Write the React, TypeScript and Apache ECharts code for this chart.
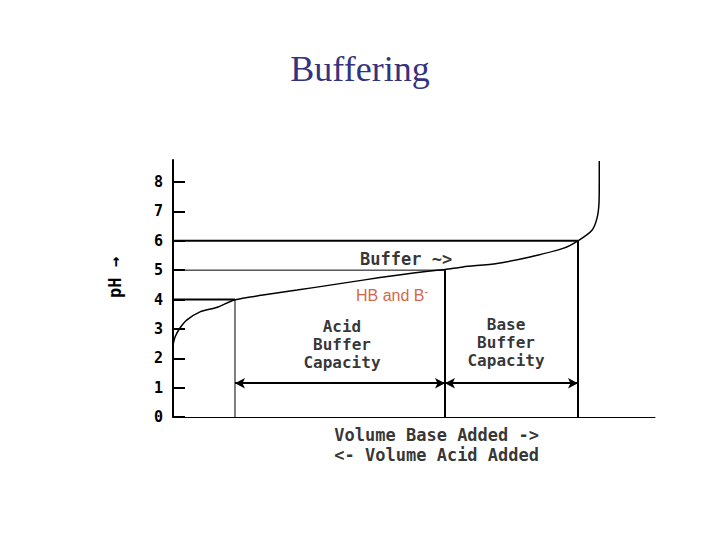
import React, { useEffect, useRef } from "react";
import * as echarts from "echarts";

// Titration curve (volume in arbitrary units 0..100, pH)
const curveVolume = [0, 0.45, 1.45, 2.84, 5.6, 9.07, 12.86, 18.67, 25.73, 32.57, 39.42, 46.47, 53.32, 56.43, 60.17, 67.22, 74.07, 80.91, 84.02, 86.93, 87.97, 88.38, 88.44, 88.44];
const curvePH = [2.45, 2.73, 3.03, 3.3, 3.58, 3.73, 3.99, 4.15, 4.32, 4.49, 4.66, 4.83, 4.97, 5.02, 5.11, 5.23, 5.45, 5.74, 6.0, 6.36, 6.77, 7.28, 8.0, 8.72];

// Guide lines: acid limit, half-equivalence, base limit
const guideVolume = [12.86, 56.43, 84.02];
const guidePH = [4, 5, 6];

const yTicks = [0, 1, 2, 3, 4, 5, 6, 7, 8];
const arrowPH = 1.15;

const pixelFont = "'DejaVu Sans Mono', monospace";

export default function App() {
  const ref = useRef<HTMLDivElement>(null);
  useEffect(() => {
    document.body.style.margin = "0";
    const chart = echarts.init(ref.current!, null, { renderer: "svg" });
    const black = "#000";
    const curve = curveVolume.map((v, i) => [v, curvePH[i]]);
    const hLineWidths = [2, 1, 2];
    const vLineWidths = [1, 2, 2];
    const guideSeries: any[] = [];
    guideVolume.forEach((v, i) => {
      guideSeries.push({
        type: "line",
        data: [[0, guidePH[i]], [v, guidePH[i]]],
        symbol: "none",
        lineStyle: { color: black, width: hLineWidths[i] },
        silent: true,
      });
      guideSeries.push({
        type: "line",
        data: [[v, 0], [v, guidePH[i]]],
        symbol: "none",
        lineStyle: { color: black, width: vLineWidths[i] },
        silent: true,
      });
    });
    const textStyle = {
      fontFamily: pixelFont,
      fontWeight: "bold" as const,
      fontSize: 17,
      color: black,
      lineHeight: 20,
    };
    const sans = "'Liberation Sans', Arial, sans-serif";
    chart.setOption({
      animation: false,
      backgroundColor: "#fff",
      title: {
        text: "Buffering",
        left: "center",
        top: 46,
        textStyle: {
          fontFamily: "'Liberation Serif', 'Times New Roman', serif",
          fontWeight: "normal",
          fontSize: 36,
          color: "#333380",
        },
      },
      grid: { left: 173, right: 65, top: 160, bottom: 123 },
      xAxis: {
        type: "value",
        min: 0,
        max: 100,
        axisLine: { show: true, lineStyle: { color: black, width: 1 } },
        axisTick: { show: false },
        axisLabel: { show: false },
        splitLine: { show: false },
      },
      yAxis: {
        type: "value",
        min: 0,
        max: 8.75,
        name: "pH →",
        nameLocation: "middle",
        nameRotate: 90,
        nameGap: 50,
        nameTextStyle: { fontFamily: pixelFont, fontWeight: "bold", fontSize: 17, color: black, padding: [0, 0, 0, 22] },
        axisLine: { show: true, lineStyle: { color: black, width: 2 } },
        axisTick: { show: true, inside: true, length: 12, customValues: yTicks, lineStyle: { color: black, width: 2 } },
        axisLabel: { customValues: yTicks, margin: 10, fontFamily: pixelFont, fontWeight: "bold", fontSize: 15, color: black },
        splitLine: { show: false },
      },
      series: [
        ...guideSeries,
        {
          type: "line",
          data: curve,
          symbol: "none",
          smooth: 0.25,
          lineStyle: { color: black, width: 1.5 },
          silent: true,
          markLine: {
            silent: true,
            symbol: ["arrow", "arrow"],
            symbolSize: [8, 10],
            label: { show: false },
            lineStyle: { color: black, width: 2, type: "solid" },
            data: [
              [{ coord: [guideVolume[0], arrowPH] }, { coord: [guideVolume[1], arrowPH] }],
              [{ coord: [guideVolume[1], arrowPH] }, { coord: [guideVolume[2], arrowPH] }],
            ],
          },
        },
        {
          type: "scatter",
          symbolSize: 0,
          clip: false,
          silent: true,
          label: { show: true, position: "inside", ...textStyle },
          data: [
            { value: [35.06, 2.48], label: { formatter: "Acid\nBuffer\nCapacity", fontSize: 16, lineHeight: 18 } },
            { value: [69.09, 2.55], label: { formatter: "Base\nBuffer\nCapacity", fontSize: 16, lineHeight: 18 } },
            { value: [54.7, -0.95], label: { formatter: "Volume Base Added ->\n<- Volume Acid Added", lineHeight: 20 } },
            { value: [38.8, 5.37], label: { position: "right", distance: 0, formatter: "Buffer ~>" } },
            {
              value: [37.97, 4.12],
              label: {
                position: "right",
                distance: 0,
                fontWeight: "normal",
                formatter: "{a|HB and B}{s|-}",
                rich: {
                  a: { fontFamily: sans, fontWeight: "normal", fontSize: 16, color: "#cc3a12" },
                  s: { fontFamily: sans, fontWeight: "normal", fontSize: 10, color: "#cc3a12", padding: [0, 0, 8, 0] },
                },
              },
            },
          ],
        },
      ],
    });
    return () => chart.dispose();
  }, []);
  return <div ref={ref} style={{ width: 720, height: 540 }} />;
}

REQUIRED TASK:
Repeat the listing above from its first line through the line that contains "import * as", both included, and nothing more. Drop the pictures.

ANSWER TO THIS TASK:
Write the React, TypeScript and Apache ECharts code for this chart.
import React, { useEffect, useRef } from "react";
import * as echarts from "echarts";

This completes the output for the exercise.